DIRECTIVE ▸
Give again, exactly as written, the lines of the records below from the line with "Clone this chart" to the line with "const yMax = 7;". Both end lines count; pictures do not.

EXTRACTED RECORDS ▸
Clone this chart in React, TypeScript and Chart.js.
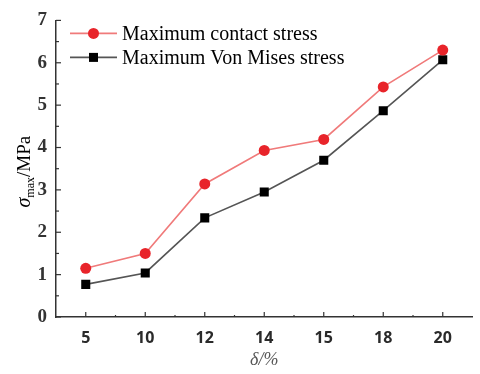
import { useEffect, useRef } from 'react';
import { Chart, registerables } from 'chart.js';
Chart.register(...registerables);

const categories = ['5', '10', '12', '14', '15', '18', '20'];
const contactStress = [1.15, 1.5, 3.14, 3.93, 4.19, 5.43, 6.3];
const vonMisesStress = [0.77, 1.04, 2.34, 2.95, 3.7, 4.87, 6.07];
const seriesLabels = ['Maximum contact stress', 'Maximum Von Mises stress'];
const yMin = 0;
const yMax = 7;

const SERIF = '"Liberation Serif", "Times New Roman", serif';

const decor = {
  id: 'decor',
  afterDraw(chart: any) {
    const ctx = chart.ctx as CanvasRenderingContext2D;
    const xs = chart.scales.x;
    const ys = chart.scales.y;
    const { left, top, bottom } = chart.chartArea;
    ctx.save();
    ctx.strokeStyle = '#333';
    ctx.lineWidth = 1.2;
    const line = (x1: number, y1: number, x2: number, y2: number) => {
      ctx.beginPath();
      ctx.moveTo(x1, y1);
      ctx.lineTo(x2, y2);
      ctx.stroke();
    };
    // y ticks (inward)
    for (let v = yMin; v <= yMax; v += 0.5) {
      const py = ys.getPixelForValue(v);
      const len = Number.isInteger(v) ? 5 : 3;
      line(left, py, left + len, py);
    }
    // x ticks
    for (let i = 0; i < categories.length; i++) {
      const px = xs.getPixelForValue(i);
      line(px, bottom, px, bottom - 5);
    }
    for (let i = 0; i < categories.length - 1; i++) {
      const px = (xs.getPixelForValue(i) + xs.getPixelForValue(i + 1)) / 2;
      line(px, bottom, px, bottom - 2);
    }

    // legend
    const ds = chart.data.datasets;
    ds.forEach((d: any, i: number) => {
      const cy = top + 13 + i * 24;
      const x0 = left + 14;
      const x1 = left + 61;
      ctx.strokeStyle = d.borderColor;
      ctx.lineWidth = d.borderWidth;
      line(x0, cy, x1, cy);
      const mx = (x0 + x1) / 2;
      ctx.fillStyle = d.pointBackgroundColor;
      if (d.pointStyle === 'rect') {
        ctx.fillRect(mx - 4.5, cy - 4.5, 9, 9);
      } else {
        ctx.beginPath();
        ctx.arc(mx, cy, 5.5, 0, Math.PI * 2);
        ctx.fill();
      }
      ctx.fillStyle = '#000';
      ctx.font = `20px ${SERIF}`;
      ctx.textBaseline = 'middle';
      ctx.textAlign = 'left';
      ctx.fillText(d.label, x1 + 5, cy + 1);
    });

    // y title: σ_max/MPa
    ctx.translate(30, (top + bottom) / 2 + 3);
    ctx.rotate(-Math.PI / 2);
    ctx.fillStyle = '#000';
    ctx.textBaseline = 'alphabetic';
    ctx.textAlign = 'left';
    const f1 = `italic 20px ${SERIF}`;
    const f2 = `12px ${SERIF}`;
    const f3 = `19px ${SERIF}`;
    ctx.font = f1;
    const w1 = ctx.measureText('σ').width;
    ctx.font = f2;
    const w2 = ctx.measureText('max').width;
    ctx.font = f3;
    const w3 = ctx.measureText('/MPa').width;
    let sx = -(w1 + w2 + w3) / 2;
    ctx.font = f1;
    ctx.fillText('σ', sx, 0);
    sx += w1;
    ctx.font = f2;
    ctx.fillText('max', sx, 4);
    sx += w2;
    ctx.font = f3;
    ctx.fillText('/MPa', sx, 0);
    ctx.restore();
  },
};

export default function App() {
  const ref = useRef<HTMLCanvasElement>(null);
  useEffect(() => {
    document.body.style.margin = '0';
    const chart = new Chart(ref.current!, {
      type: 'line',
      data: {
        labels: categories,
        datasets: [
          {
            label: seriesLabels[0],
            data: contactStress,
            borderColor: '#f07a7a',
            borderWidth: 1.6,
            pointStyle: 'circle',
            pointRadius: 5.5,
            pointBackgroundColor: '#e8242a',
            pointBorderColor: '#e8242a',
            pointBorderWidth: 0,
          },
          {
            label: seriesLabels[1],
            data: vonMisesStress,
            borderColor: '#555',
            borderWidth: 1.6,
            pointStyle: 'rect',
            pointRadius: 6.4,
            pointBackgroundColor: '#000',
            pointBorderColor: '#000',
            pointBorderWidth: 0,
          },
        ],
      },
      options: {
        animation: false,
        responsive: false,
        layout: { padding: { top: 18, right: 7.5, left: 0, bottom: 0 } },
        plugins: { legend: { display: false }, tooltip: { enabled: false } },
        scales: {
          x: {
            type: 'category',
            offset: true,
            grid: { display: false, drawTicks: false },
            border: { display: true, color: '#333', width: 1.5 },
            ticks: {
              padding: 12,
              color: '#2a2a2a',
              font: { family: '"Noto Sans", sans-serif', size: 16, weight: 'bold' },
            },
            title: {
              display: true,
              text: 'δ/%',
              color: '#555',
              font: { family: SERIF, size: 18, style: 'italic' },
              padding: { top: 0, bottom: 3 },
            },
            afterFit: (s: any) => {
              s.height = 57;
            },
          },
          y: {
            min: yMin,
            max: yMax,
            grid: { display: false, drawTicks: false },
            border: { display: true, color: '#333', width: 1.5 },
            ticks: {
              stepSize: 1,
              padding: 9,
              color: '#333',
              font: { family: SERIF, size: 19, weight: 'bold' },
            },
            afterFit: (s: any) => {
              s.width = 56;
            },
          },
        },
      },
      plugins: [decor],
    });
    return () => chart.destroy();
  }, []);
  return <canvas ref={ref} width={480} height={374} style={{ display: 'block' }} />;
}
...
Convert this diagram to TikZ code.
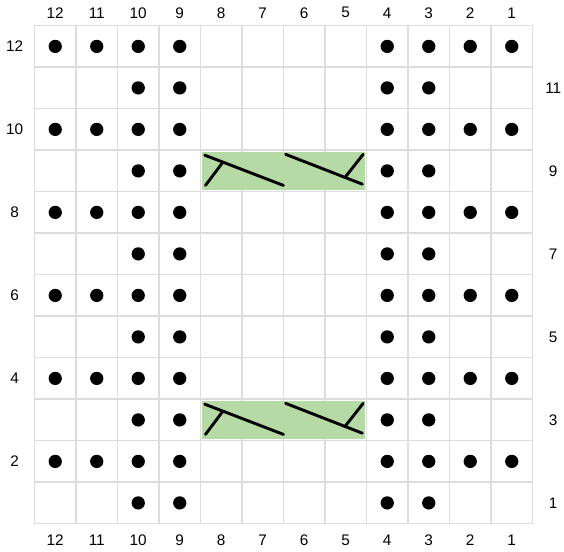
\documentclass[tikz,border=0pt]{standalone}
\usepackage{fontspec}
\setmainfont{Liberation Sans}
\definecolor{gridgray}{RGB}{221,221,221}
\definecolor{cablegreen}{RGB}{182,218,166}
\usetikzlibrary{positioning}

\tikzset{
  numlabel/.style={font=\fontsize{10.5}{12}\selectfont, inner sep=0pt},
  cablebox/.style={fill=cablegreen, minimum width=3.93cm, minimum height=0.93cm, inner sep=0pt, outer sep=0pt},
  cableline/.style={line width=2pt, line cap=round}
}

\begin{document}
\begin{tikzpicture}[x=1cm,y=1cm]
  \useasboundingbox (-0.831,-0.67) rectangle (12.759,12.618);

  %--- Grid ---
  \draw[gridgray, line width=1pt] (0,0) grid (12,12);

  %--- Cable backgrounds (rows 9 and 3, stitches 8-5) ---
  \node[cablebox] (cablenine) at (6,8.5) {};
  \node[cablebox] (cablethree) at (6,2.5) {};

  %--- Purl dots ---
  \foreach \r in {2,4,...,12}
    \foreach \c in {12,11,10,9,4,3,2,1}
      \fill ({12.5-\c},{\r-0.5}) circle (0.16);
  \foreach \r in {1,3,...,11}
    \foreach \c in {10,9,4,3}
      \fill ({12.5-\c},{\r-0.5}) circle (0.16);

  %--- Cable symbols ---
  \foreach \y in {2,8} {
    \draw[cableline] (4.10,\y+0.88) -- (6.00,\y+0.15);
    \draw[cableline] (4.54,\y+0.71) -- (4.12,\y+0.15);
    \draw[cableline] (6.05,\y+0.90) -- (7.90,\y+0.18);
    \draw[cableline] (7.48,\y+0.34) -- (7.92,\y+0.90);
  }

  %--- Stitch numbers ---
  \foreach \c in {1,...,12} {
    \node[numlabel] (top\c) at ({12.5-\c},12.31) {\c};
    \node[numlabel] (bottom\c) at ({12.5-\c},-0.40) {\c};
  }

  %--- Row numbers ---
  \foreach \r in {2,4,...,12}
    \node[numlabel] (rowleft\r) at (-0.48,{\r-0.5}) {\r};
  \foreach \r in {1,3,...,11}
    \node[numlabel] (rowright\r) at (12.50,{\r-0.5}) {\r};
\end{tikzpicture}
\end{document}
* * *
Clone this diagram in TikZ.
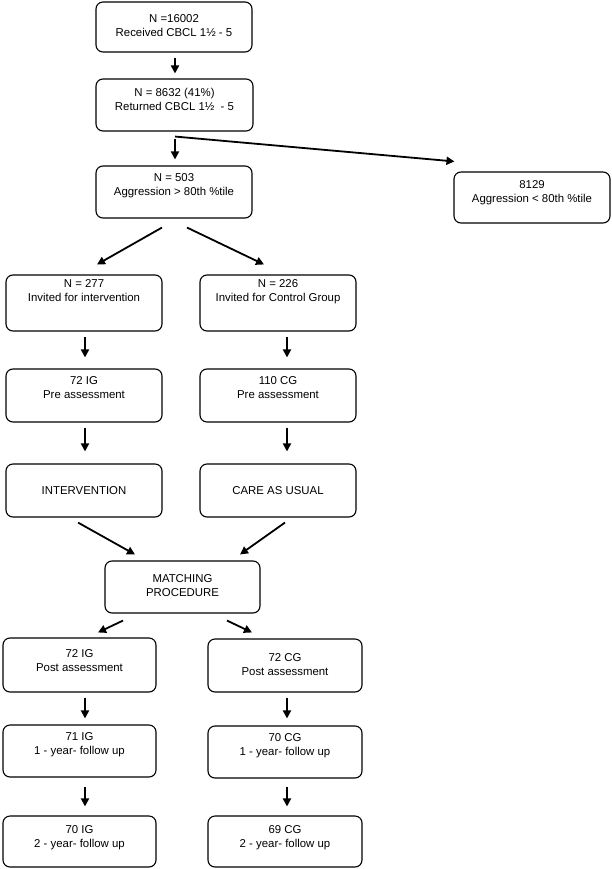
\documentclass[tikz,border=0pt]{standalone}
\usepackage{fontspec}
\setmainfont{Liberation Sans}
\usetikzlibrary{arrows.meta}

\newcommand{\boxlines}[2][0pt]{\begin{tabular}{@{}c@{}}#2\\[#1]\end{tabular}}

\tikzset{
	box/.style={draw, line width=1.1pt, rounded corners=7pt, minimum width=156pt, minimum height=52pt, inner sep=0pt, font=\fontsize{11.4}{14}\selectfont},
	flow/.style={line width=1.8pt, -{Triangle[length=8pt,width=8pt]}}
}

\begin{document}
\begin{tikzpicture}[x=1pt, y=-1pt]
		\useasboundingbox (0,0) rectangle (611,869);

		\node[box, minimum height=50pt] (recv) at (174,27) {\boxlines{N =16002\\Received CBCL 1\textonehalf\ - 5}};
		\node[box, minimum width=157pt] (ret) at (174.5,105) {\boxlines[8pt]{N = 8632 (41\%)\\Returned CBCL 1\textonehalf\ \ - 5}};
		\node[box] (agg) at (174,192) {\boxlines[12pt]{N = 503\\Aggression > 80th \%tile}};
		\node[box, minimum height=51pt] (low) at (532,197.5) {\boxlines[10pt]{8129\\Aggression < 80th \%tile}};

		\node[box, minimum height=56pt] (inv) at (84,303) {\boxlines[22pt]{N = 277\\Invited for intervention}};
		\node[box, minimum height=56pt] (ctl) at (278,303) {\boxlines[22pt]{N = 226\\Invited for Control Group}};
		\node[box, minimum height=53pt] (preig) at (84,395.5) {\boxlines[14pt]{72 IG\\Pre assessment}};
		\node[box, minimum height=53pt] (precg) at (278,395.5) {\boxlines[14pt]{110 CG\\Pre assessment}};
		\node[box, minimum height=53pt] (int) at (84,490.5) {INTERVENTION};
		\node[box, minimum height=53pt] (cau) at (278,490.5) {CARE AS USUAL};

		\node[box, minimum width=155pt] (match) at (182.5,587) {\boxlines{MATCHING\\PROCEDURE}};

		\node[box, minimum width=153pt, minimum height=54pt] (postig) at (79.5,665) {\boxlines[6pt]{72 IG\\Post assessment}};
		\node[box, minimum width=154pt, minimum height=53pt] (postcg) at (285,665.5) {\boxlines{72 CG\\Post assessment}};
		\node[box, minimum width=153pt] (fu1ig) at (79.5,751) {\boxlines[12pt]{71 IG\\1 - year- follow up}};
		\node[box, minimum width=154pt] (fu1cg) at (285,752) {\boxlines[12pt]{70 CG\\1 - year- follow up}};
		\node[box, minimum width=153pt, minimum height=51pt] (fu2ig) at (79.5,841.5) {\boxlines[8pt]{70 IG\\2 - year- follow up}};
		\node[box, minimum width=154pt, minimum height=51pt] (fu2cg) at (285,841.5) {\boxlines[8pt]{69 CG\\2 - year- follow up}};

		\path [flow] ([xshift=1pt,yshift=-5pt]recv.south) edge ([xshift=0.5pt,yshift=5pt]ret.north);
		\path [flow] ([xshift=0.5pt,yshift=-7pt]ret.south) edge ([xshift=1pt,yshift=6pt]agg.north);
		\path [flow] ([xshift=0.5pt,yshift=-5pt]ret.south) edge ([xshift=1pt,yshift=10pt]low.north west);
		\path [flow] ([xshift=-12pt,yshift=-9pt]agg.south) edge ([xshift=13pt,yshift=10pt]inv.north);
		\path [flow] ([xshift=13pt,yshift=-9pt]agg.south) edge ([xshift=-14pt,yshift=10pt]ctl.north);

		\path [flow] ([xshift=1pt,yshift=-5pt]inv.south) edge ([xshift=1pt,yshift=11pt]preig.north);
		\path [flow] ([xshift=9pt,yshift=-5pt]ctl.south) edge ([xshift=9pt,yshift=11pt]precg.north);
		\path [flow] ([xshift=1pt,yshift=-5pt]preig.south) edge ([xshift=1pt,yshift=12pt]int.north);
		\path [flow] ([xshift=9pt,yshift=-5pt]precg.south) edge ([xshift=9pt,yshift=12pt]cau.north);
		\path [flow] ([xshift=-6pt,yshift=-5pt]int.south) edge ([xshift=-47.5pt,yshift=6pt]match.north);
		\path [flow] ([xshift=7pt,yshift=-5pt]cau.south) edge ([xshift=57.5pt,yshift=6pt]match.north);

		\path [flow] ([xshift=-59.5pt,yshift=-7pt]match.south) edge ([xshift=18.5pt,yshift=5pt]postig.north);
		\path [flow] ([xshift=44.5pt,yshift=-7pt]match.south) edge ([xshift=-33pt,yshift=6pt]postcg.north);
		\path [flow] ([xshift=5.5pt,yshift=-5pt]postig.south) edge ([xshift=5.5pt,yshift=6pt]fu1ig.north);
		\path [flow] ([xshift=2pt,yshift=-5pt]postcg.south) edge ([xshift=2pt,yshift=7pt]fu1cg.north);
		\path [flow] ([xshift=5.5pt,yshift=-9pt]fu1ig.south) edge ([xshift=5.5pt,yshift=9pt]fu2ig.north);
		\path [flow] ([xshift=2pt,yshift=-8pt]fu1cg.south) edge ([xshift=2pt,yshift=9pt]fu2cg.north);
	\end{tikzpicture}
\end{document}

THE OUTPUT ▸
Clone this chart in React, TypeScript and Chart.js.
import { useEffect, useRef } from 'react';
import { Chart, registerables } from 'chart.js';
Chart.register(...registerables);

const categories = ['5', '10', '12', '14', '15', '18', '20'];
const contactStress = [1.15, 1.5, 3.14, 3.93, 4.19, 5.43, 6.3];
const vonMisesStress = [0.77, 1.04, 2.34, 2.95, 3.7, 4.87, 6.07];
const seriesLabels = ['Maximum contact stress', 'Maximum Von Mises stress'];
const yMin = 0;
const yMax = 7;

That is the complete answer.